··· THE DATA
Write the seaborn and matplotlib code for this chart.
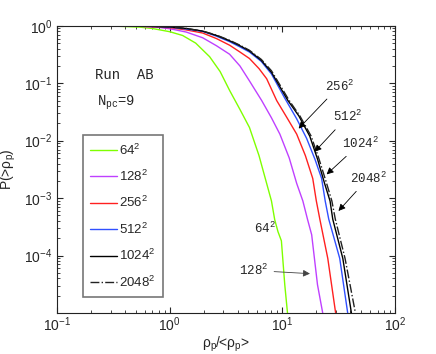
······
··· THE DATA
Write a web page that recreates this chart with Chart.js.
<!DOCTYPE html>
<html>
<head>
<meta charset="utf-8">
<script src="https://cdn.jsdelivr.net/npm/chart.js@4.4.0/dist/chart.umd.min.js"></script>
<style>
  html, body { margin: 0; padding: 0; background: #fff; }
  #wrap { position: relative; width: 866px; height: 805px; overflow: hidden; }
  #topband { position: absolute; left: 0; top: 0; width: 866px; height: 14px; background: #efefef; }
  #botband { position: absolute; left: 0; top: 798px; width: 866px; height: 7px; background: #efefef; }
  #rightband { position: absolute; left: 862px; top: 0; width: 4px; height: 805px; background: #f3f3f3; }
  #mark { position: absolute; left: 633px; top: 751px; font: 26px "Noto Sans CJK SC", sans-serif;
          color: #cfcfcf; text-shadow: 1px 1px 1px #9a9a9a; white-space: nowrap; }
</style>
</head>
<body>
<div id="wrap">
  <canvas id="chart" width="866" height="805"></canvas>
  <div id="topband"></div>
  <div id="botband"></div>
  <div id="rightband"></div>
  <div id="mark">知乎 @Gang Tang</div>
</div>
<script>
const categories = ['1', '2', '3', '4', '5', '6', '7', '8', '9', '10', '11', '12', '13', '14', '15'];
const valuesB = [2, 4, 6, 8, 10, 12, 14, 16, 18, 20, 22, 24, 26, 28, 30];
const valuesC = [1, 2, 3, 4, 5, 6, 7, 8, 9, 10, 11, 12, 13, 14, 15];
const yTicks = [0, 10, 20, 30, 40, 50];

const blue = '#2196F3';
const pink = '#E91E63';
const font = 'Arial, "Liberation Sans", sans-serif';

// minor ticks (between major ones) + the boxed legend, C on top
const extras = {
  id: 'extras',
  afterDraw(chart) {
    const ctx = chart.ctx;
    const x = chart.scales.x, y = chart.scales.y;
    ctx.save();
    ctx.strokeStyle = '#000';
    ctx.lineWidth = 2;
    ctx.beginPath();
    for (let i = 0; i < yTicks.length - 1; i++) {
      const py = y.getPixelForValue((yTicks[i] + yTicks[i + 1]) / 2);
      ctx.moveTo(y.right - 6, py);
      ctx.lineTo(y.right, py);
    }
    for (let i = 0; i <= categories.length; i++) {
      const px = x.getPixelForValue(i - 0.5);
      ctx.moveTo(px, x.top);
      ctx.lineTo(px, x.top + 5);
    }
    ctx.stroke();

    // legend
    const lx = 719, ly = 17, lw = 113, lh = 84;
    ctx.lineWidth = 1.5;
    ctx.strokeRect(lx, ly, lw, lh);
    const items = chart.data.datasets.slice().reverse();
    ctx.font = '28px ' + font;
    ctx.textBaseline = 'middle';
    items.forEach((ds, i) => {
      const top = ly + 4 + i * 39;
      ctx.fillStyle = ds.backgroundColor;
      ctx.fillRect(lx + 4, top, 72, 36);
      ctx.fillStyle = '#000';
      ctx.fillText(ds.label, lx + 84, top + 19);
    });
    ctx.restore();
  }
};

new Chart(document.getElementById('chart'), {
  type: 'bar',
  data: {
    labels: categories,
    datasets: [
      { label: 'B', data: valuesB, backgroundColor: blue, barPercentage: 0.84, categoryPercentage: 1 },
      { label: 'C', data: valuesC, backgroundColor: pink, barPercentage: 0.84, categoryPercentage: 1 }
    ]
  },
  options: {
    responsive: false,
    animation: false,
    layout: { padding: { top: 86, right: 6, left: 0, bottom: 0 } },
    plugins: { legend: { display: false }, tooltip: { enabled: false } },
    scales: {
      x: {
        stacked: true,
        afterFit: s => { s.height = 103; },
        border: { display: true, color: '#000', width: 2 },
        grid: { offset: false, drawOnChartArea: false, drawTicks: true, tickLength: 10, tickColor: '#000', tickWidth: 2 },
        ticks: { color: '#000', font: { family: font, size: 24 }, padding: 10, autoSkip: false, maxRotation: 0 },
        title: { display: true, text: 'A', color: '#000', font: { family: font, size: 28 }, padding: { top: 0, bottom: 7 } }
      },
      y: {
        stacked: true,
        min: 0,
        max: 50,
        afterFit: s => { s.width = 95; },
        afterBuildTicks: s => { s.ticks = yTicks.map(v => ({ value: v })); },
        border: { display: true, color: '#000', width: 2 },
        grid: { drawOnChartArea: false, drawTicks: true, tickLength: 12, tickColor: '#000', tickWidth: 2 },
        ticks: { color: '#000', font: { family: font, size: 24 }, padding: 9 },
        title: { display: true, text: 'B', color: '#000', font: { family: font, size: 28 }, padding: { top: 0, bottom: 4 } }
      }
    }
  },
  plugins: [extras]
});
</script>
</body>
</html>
······
Copy, from the material, each line that holds the string "Write".

Write the seaborn and matplotlib code for this chart.
Write a web page that recreates this chart with Chart.js.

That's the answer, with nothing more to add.